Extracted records
..............................
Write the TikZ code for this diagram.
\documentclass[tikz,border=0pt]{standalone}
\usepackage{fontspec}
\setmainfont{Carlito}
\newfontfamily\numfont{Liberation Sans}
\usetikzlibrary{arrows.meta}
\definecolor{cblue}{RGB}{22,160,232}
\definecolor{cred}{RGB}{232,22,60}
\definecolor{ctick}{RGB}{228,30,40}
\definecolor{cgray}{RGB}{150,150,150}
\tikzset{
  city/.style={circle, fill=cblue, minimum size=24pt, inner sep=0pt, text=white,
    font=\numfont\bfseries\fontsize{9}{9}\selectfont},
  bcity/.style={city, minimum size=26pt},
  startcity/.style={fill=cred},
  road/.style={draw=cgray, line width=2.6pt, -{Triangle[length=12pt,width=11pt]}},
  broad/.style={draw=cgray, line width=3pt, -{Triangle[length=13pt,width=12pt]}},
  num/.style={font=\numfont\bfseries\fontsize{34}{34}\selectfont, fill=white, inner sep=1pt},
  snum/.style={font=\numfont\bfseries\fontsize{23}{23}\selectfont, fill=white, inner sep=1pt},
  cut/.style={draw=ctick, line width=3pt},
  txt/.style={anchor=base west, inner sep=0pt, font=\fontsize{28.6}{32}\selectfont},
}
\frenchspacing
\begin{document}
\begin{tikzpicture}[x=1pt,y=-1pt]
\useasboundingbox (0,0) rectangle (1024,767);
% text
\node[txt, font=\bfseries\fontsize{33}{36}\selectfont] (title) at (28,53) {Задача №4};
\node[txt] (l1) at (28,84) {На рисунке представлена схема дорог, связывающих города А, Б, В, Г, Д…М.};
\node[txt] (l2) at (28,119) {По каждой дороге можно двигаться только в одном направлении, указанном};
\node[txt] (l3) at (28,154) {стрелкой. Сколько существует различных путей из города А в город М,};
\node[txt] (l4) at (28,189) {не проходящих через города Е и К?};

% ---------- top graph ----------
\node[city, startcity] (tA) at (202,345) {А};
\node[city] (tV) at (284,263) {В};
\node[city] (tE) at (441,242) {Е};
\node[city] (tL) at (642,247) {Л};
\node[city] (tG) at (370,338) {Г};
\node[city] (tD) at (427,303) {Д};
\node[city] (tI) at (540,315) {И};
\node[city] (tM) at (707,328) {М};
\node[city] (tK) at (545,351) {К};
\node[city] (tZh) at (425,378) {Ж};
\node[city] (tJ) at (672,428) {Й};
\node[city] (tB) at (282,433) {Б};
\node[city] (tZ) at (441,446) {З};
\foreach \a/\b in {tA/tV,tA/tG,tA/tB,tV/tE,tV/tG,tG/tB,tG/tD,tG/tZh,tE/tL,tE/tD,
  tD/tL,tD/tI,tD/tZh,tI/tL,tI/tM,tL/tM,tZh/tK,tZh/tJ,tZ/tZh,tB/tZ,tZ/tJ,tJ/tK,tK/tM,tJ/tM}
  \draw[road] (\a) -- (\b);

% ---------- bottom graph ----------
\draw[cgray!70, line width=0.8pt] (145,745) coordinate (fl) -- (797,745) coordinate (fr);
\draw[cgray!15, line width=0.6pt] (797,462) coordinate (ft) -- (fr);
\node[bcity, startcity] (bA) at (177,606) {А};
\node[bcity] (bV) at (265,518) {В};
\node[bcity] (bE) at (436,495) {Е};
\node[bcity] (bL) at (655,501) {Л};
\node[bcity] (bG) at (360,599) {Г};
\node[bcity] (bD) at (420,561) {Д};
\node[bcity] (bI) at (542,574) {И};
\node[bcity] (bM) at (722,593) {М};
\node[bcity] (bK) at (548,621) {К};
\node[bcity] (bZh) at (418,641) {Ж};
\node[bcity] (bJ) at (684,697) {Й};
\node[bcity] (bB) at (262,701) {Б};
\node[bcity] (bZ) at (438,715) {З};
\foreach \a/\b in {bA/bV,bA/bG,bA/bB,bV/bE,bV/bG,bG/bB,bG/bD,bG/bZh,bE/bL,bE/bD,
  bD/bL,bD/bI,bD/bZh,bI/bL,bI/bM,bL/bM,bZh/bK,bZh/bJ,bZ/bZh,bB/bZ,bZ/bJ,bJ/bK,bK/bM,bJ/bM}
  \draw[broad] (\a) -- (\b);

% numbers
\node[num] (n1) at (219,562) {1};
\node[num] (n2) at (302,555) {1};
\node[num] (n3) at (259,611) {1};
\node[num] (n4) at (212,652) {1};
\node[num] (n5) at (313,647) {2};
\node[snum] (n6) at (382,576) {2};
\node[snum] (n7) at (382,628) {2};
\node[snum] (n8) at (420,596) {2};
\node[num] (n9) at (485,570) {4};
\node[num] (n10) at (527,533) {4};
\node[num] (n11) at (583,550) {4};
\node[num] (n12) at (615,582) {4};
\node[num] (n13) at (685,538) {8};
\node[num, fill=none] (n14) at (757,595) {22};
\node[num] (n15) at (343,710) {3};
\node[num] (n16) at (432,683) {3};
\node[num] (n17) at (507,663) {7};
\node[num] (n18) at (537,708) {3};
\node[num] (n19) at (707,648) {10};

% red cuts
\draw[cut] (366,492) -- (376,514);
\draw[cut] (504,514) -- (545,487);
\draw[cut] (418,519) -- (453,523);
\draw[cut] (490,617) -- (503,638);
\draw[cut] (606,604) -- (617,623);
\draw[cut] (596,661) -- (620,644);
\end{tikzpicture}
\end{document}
..............................
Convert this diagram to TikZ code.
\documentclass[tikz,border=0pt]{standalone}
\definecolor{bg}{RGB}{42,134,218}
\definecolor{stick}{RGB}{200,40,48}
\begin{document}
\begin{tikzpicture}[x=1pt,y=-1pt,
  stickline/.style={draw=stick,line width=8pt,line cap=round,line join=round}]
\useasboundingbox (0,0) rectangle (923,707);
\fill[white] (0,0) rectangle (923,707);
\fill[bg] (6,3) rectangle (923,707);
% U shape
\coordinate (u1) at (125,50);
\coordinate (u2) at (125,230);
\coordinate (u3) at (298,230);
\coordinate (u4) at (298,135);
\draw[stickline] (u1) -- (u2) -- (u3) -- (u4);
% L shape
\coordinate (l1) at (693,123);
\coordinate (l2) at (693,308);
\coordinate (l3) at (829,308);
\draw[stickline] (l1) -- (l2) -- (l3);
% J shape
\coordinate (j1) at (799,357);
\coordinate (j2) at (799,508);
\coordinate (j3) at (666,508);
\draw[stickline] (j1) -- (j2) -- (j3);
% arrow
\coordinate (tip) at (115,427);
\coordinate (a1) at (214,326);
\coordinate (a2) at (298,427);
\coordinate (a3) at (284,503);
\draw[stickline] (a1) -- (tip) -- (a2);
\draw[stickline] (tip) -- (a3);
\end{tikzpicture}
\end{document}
..............................
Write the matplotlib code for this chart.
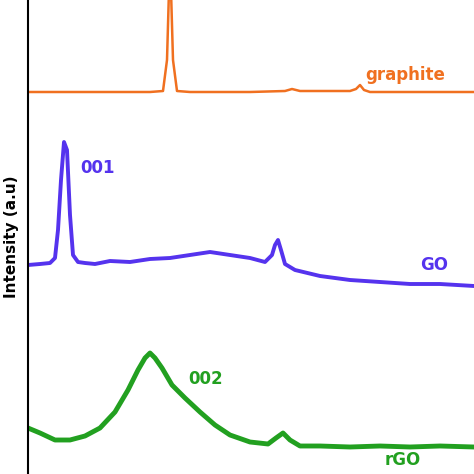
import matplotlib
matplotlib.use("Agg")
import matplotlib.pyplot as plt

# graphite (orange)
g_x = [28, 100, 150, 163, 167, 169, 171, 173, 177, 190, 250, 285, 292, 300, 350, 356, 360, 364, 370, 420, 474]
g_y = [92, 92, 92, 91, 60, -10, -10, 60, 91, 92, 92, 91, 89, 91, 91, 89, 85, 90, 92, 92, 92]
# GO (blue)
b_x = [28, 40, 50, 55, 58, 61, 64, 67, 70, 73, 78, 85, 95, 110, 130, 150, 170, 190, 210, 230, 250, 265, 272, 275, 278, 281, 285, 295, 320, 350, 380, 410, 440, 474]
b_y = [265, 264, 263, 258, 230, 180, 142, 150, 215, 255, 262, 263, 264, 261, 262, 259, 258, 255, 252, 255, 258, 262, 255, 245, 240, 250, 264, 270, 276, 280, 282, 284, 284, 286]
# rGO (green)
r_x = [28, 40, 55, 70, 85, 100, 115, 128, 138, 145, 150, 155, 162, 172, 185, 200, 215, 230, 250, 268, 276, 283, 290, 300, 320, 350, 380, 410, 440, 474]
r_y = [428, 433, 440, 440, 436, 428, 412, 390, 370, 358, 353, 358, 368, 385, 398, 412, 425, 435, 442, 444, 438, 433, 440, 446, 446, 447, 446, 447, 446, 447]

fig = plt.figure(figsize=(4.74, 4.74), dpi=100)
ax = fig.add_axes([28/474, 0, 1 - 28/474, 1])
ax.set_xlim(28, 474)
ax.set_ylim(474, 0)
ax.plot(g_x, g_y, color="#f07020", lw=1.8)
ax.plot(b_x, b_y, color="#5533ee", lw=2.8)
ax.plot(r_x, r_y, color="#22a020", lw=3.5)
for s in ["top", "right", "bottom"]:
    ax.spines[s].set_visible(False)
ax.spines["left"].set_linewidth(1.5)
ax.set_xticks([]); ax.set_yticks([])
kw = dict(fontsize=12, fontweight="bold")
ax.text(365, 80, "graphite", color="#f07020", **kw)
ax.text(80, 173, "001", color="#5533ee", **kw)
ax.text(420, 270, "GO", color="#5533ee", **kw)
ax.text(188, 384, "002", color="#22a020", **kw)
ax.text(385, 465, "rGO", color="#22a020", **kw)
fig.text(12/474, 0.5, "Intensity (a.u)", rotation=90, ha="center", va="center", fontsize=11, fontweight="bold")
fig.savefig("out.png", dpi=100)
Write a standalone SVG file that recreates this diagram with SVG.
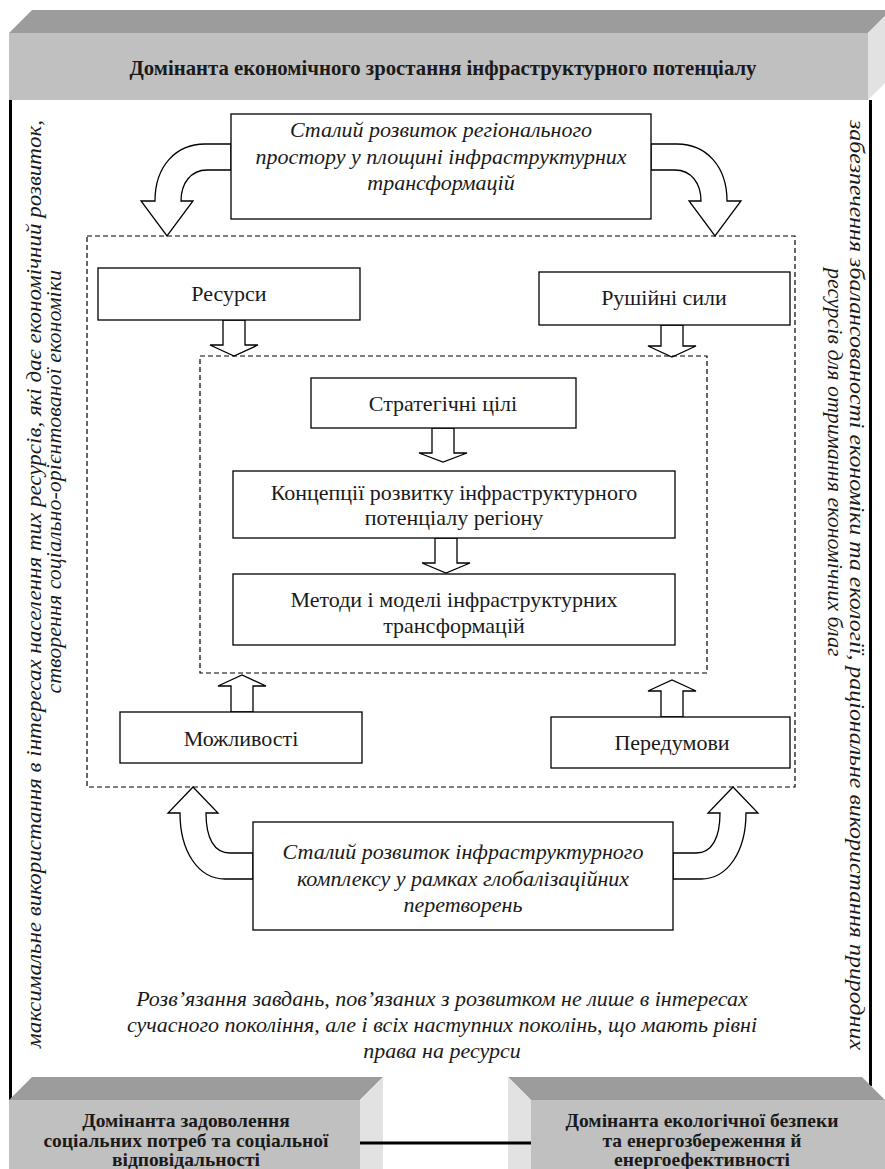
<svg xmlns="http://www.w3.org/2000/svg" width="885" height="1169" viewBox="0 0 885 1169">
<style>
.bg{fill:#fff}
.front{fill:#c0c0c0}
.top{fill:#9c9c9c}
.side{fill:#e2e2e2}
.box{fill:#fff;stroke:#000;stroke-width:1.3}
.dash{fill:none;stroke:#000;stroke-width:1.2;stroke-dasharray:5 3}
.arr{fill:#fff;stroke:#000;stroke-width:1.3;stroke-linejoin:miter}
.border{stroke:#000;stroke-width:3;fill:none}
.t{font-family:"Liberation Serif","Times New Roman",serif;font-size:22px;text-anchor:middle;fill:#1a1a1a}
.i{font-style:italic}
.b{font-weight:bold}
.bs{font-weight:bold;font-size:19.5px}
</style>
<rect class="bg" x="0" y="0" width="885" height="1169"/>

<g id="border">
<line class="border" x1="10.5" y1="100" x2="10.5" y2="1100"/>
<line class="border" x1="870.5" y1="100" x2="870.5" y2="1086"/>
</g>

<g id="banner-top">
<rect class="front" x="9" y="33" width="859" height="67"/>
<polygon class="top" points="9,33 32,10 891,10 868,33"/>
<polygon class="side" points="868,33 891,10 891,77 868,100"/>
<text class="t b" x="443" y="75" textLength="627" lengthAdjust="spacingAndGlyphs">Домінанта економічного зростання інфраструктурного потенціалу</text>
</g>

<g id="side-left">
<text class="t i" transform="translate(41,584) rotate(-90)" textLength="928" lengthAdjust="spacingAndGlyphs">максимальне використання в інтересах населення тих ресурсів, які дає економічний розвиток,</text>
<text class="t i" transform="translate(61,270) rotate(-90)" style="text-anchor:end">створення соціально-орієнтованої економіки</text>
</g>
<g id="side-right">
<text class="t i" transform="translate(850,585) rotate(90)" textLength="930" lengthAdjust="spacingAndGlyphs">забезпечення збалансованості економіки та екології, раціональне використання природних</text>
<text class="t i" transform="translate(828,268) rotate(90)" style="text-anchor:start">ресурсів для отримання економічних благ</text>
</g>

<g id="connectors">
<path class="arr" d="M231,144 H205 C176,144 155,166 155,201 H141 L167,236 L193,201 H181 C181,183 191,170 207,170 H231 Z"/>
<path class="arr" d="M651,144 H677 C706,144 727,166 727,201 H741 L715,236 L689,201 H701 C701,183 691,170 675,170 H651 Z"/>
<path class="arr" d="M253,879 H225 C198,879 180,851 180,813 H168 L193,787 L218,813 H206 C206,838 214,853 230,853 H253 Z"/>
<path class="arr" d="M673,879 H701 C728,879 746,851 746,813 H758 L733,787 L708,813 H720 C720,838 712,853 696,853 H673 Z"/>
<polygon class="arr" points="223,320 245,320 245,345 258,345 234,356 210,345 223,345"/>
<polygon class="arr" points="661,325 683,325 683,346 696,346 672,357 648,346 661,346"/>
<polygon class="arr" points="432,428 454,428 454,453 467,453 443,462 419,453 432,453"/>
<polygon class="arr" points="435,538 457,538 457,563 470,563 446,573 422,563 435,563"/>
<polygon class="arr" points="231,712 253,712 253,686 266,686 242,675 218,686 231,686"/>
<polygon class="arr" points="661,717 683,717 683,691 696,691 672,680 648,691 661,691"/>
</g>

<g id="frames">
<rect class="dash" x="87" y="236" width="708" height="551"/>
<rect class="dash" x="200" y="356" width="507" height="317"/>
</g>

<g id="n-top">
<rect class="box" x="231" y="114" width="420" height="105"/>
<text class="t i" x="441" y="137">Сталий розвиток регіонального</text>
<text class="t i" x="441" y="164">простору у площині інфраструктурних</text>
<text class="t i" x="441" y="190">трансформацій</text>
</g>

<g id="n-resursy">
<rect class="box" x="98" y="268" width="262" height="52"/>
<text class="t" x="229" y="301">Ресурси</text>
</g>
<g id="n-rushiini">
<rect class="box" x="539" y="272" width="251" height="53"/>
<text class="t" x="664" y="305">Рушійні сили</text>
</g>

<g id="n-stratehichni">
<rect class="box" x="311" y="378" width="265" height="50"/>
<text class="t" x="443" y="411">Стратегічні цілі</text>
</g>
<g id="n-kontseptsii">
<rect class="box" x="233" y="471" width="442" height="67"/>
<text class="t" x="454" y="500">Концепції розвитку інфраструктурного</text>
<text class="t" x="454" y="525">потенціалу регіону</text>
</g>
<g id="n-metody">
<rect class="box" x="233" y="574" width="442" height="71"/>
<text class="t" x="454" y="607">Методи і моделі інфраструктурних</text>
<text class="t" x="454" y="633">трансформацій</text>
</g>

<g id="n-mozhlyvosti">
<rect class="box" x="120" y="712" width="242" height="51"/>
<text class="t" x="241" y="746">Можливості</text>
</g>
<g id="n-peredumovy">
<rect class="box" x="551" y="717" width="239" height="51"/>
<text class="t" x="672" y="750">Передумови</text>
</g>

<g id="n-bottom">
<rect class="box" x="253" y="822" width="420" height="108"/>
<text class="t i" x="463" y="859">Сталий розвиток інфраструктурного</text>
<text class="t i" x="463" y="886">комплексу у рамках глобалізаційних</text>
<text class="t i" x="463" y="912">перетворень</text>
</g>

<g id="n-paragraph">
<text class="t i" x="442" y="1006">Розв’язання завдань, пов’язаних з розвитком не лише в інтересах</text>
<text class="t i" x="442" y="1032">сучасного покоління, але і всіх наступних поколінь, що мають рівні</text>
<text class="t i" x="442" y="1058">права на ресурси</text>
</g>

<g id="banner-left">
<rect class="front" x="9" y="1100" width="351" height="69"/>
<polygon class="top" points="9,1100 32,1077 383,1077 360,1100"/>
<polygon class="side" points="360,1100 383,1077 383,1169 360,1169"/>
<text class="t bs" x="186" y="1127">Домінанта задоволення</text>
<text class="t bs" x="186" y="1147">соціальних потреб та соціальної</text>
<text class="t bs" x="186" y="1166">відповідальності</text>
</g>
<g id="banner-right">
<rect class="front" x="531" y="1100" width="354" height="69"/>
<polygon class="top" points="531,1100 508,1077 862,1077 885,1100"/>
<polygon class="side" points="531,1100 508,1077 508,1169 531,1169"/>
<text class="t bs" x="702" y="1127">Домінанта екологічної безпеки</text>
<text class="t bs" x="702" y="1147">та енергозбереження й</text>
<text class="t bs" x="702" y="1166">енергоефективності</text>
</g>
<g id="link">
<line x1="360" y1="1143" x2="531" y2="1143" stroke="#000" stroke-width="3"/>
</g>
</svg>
..............................
* Written task:
Omit the pictures. Extract exactly the lines that begin with the one holding "Write the matplotlib code for this chart." and end with the one holding "447, 446, 447]", inclusive.

* Right answer:
Write the matplotlib code for this chart.
import matplotlib
matplotlib.use("Agg")
import matplotlib.pyplot as plt

# graphite (orange)
g_x = [28, 100, 150, 163, 167, 169, 171, 173, 177, 190, 250, 285, 292, 300, 350, 356, 360, 364, 370, 420, 474]
g_y = [92, 92, 92, 91, 60, -10, -10, 60, 91, 92, 92, 91, 89, 91, 91, 89, 85, 90, 92, 92, 92]
# GO (blue)
b_x = [28, 40, 50, 55, 58, 61, 64, 67, 70, 73, 78, 85, 95, 110, 130, 150, 170, 190, 210, 230, 250, 265, 272, 275, 278, 281, 285, 295, 320, 350, 380, 410, 440, 474]
b_y = [265, 264, 263, 258, 230, 180, 142, 150, 215, 255, 262, 263, 264, 261, 262, 259, 258, 255, 252, 255, 258, 262, 255, 245, 240, 250, 264, 270, 276, 280, 282, 284, 284, 286]
# rGO (green)
r_x = [28, 40, 55, 70, 85, 100, 115, 128, 138, 145, 150, 155, 162, 172, 185, 200, 215, 230, 250, 268, 276, 283, 290, 300, 320, 350, 380, 410, 440, 474]
r_y = [428, 433, 440, 440, 436, 428, 412, 390, 370, 358, 353, 358, 368, 385, 398, 412, 425, 435, 442, 444, 438, 433, 440, 446, 446, 447, 446, 447, 446, 447]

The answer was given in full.